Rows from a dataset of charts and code
Start
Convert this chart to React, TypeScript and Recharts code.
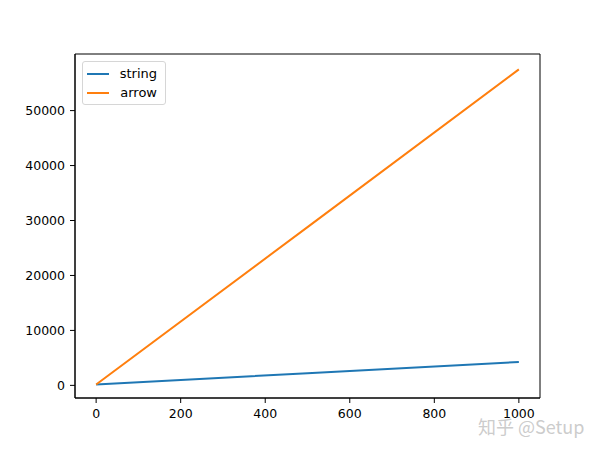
import { LineChart, Line, XAxis, YAxis, ReferenceArea } from "recharts";

const sizes = [0, 500, 1000];
const stringTimes = [150, 2200, 4250];
const arrowTimes = [150, 28800, 57500];
const xTicks = [0, 200, 400, 600, 800, 1000];
const yTicks = [0, 10000, 20000, 30000, 40000, 50000];

const data = sizes.map((n, i) => ({ n, string: stringTimes[i], arrow: arrowTimes[i] }));

const X_DOMAIN: [number, number] = [-50, 1050];
const Y_DOMAIN: [number, number] = [-2300, 60300];
const FONT = "'DejaVu Sans', sans-serif";

const SERIES = [
  { key: "string", color: "#1f77b4" },
  { key: "arrow", color: "#ff7f0e" },
];

function LegendBox() {
  return (
    <div
      style={{
        position: "absolute",
        left: 82,
        top: 61,
        border: "1px solid #d6d6d6",
        borderRadius: 3,
        background: "rgba(255,255,255,0.8)",
        padding: "2px 8px 2px 4px",
        fontFamily: FONT,
        fontSize: 13,
        color: "#000",
        width: 70,
      }}
    >
      {SERIES.map((s) => (
        <div key={s.key} style={{ display: "flex", alignItems: "center", height: 19 }}>
          <span style={{ display: "inline-block", width: 27, height: 2, background: s.color, marginRight: 11 }} />
          <span>{s.key}</span>
        </div>
      ))}
    </div>
  );
}

export default function App() {
  return (
    <div style={{ position: "absolute", left: 0, top: 0, width: 600, height: 450, background: "#fff" }}>
      <LineChart width={600} height={450} data={data} margin={{ top: 54, right: 60, bottom: 0, left: 0 }}>
        <XAxis
          dataKey="n"
          type="number"
          domain={X_DOMAIN}
          ticks={xTicks}
          height={52}
          tickSize={5}
          tickMargin={6}
          axisLine={{ stroke: "#000" }}
          tickLine={{ stroke: "#000" }}
          tick={{ fill: "#000", fontSize: 12.5, fontFamily: FONT }}
          allowDataOverflow
        />
        <YAxis
          type="number"
          domain={Y_DOMAIN}
          ticks={yTicks}
          width={75}
          tickSize={5}
          tickMargin={5}
          axisLine={{ stroke: "#000" }}
          tickLine={{ stroke: "#000" }}
          tick={{ fill: "#000", fontSize: 12.5, fontFamily: FONT }}
          allowDataOverflow
        />
        <ReferenceArea
          x1={X_DOMAIN[0]}
          x2={X_DOMAIN[1]}
          y1={Y_DOMAIN[0]}
          y2={Y_DOMAIN[1]}
          fill="none"
          stroke="#000"
          strokeWidth={1}
          ifOverflow="visible"
        />
        {SERIES.map((s) => (
          <Line
            key={s.key}
            dataKey={s.key}
            stroke={s.color}
            strokeWidth={2}
            dot={false}
            isAnimationActive={false}
            type="linear"
          />
        ))}
      </LineChart>
      <LegendBox />
      <div
        style={{
          position: "absolute",
          left: 478,
          top: 413,
          fontFamily: "'Noto Sans CJK SC', sans-serif",
          fontSize: 18,
          color: "rgba(190,190,190,0.8)",
          whiteSpace: "nowrap",
        }}
      >
        知乎 @Setup
      </div>
    </div>
  );
}
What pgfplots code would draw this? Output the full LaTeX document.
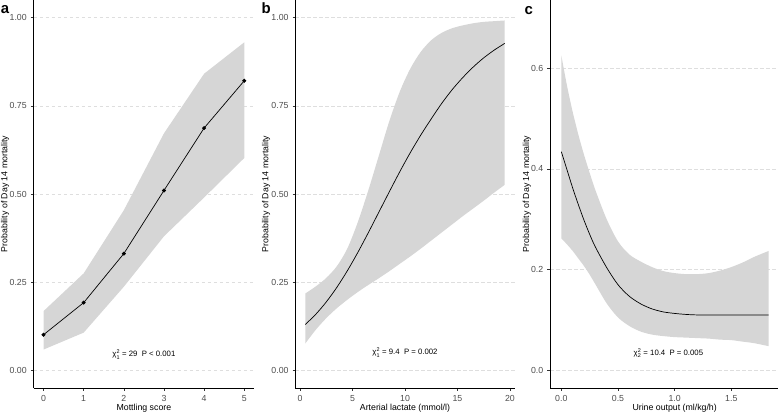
\documentclass[border=0pt]{standalone}
\usepackage{fontspec}
\setmainfont{Liberation Sans}
\usepackage{amsmath}
\usepackage{pgfplots}
\pgfplotsset{compat=1.18}
\usepgfplotslibrary{fillbetween}
\definecolor{ribbon}{RGB}{214,214,214}
\definecolor{gridc}{RGB}{222,222,222}
\definecolor{tickc}{RGB}{77,77,77}

\pgfplotstableread{
x fit lo hi
0 0.101 0.059 0.168
1 0.192 0.107 0.275
2 0.331 0.237 0.454
3 0.510 0.380 0.672
4 0.687 0.490 0.841
5 0.821 0.602 0.930
}\dataA

\pgfplotstableread{
x fit lo hi
0.5 0.130 0.076 0.218
1.5 0.159 0.115 0.238
2.5 0.194 0.148 0.262
3.5 0.235 0.176 0.295
4.5 0.282 0.200 0.345
5.5 0.334 0.222 0.420
6.5 0.390 0.242 0.510
7.5 0.448 0.261 0.608
8.5 0.506 0.281 0.706
9.5 0.563 0.302 0.790
10.5 0.617 0.323 0.855
11.5 0.667 0.345 0.903
12.5 0.713 0.368 0.936
13.5 0.757 0.391 0.957
14.5 0.796 0.414 0.970
15.5 0.830 0.437 0.978
16.5 0.860 0.459 0.984
17.5 0.886 0.481 0.988
18.5 0.908 0.504 0.990
19.5 0.927 0.526 0.992
}\dataB

\pgfplotstableread{
x fit lo hi
0.00 0.434 0.262 0.625
0.05 0.398 0.250 0.565
0.10 0.362 0.237 0.513
0.15 0.329 0.222 0.468
0.20 0.298 0.207 0.428
0.25 0.270 0.190 0.392
0.30 0.245 0.171 0.358
0.40 0.204 0.133 0.300
0.50 0.170 0.105 0.256
0.60 0.147 0.088 0.230
0.70 0.132 0.077 0.216
0.80 0.122 0.071 0.205
0.90 0.116 0.068 0.197
1.00 0.113 0.066 0.193
1.10 0.111 0.065 0.191
1.20 0.110 0.064 0.191
1.30 0.110 0.063 0.193
1.40 0.110 0.061 0.198
1.50 0.110 0.060 0.205
1.60 0.110 0.057 0.214
1.70 0.110 0.054 0.225
1.83 0.110 0.048 0.237
}\dataC

\tikzset{note/.style={font=\fontsize{7.8}{9}\selectfont, anchor=center}}
\pgfplotsset{
  panel/.style={
    scale only axis,
    height=388bp,
    axis lines*=left,
    axis line style={-, line width=0.7bp, black},
    every outer x axis line/.append style={-},
    every outer y axis line/.append style={-},
    tick align=outside,
    major tick length=2.75bp,
    tick style={line width=0.6bp, black!80},
    ymajorgrids,
    grid style={gridc, dash pattern=on 3.5bp off 2.5bp, line width=0.5bp},
    ticklabel style={font=\fontsize{8.8}{10}\selectfont, text=tickc},
    xticklabel style={anchor=north, inner sep=0pt, yshift=-4.5bp},
    yticklabel style={anchor=east, inner sep=0pt, xshift=-3.8bp},
    label style={font=\fontsize{8.8}{10}\selectfont},
    xlabel style={at={(axis description cs:0.5,0)}, anchor=base, yshift=-22bp},
    ylabel style={anchor=base},
  },
}

\begin{document}
\begin{tikzpicture}
% ---------------- a ----------------
\begin{axis}[panel, at={(33.5bp,24bp)}, anchor=south west, width=220.8bp,
  xmin=-0.25, xmax=5.25, ymin=-0.05, ymax=1.05,
  xtick={0,1,2,3,4,5}, xticklabels={0,1,2,3,4,5},
  ytick={0,0.25,0.5,0.75,1}, yticklabels={0.00,0.25,0.50,0.75,1.00},
  xlabel={Mottling score},
  ylabel={Probability of Day 14 mortality},
  ylabel style={at={(axis description cs:-0.1178,0.5)}}]
\addplot[name path=ahi, draw=none] table[x=x, y=hi] {\dataA};
\addplot[name path=alo, draw=none] table[x=x, y=lo] {\dataA};
\addplot[ribbon, draw=none] fill between[of=ahi and alo];
\addplot[black, line width=0.7bp, mark=*, mark size=1.6bp] table[x=x, y=fit] {\dataA};
\node[note] at (axis cs:2.5,0.045) {χ$^{\text{2}}_{\text{1}}$ = 29~~P < 0.001};
\end{axis}
% ---------------- b ----------------
\begin{axis}[panel, at={(295.3bp,24bp)}, anchor=south west, width=219.4bp,
  xmin=-0.45, xmax=20.45, ymin=-0.05, ymax=1.05,
  xtick={0,5,10,15,20}, xticklabels={0,5,10,15,20},
  ytick={0,0.25,0.5,0.75,1}, yticklabels={0.00,0.25,0.50,0.75,1.00},
  xlabel={Arterial lactate (mmol/l)},
  ylabel={Probability of Day 14 mortality},
  ylabel style={at={(axis description cs:-0.1231,0.5)}}]
\addplot[name path=bhi, draw=none, smooth] table[x=x, y=hi] {\dataB};
\addplot[name path=blo, draw=none, smooth] table[x=x, y=lo] {\dataB};
\addplot[ribbon, draw=none] fill between[of=bhi and blo];
\addplot[black, line width=0.7bp, smooth] table[x=x, y=fit] {\dataB};
\node[note] at (axis cs:10,0.05) {χ$^{\text{2}}_{\text{1}}$ = 9.4~~P = 0.002};
\end{axis}
% ---------------- c ----------------
\begin{axis}[panel, at={(550bp,24bp)}, anchor=south west, width=249.3bp,
  xmin=-0.1, xmax=2.1, ymin=-0.035, ymax=0.735,
  xtick={0,0.5,1,1.5}, xticklabels={0.0,0.5,1.0,1.5},
  ytick={0,0.2,0.4,0.6}, yticklabels={0.0,0.2,0.4,0.6},
  xlabel={Urine output (ml/kg/h)},
  ylabel={Probability of Day 14 mortality},
  ylabel style={at={(axis description cs:-0.0842,0.5)}}]
\addplot[name path=chi, draw=none, smooth] table[x=x, y=hi] {\dataC};
\addplot[name path=clo, draw=none, smooth] table[x=x, y=lo] {\dataC};
\addplot[ribbon, draw=none] fill between[of=chi and clo];
\addplot[black, line width=0.7bp, smooth] table[x=x, y=fit] {\dataC};
\node[note] at (axis cs:0.945,0.034) {χ$^{\text{2}}_{\text{2}}$ = 10.4~~P = 0.005};
\end{axis}
% panel letters
\node[anchor=base west, inner sep=0pt, font=\fontsize{15}{15}\selectfont\bfseries] at (0.8bp,398.7bp) {a};
\node[anchor=base west, inner sep=0pt, font=\fontsize{15}{15}\selectfont\bfseries] at (261.5bp,398.7bp) {b};
\node[anchor=base west, inner sep=0pt, font=\fontsize{15}{15}\selectfont\bfseries] at (524.5bp,397bp) {c};
\pgfresetboundingbox
\path[use as bounding box] (0,0) rectangle (778bp,412bp);
\end{tikzpicture}
\end{document}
End
The task - Transcribe the opening line of the listing above, please, and every line after it through the line with "const data = sizes.map((n, i)", word for word, without pictures.

Exercise solution -
Convert this chart to React, TypeScript and Recharts code.
import { LineChart, Line, XAxis, YAxis, ReferenceArea } from "recharts";

const sizes = [0, 500, 1000];
const stringTimes = [150, 2200, 4250];
const arrowTimes = [150, 28800, 57500];
const xTicks = [0, 200, 400, 600, 800, 1000];
const yTicks = [0, 10000, 20000, 30000, 40000, 50000];

const data = sizes.map((n, i) => ({ n, string: stringTimes[i], arrow: arrowTimes[i] }));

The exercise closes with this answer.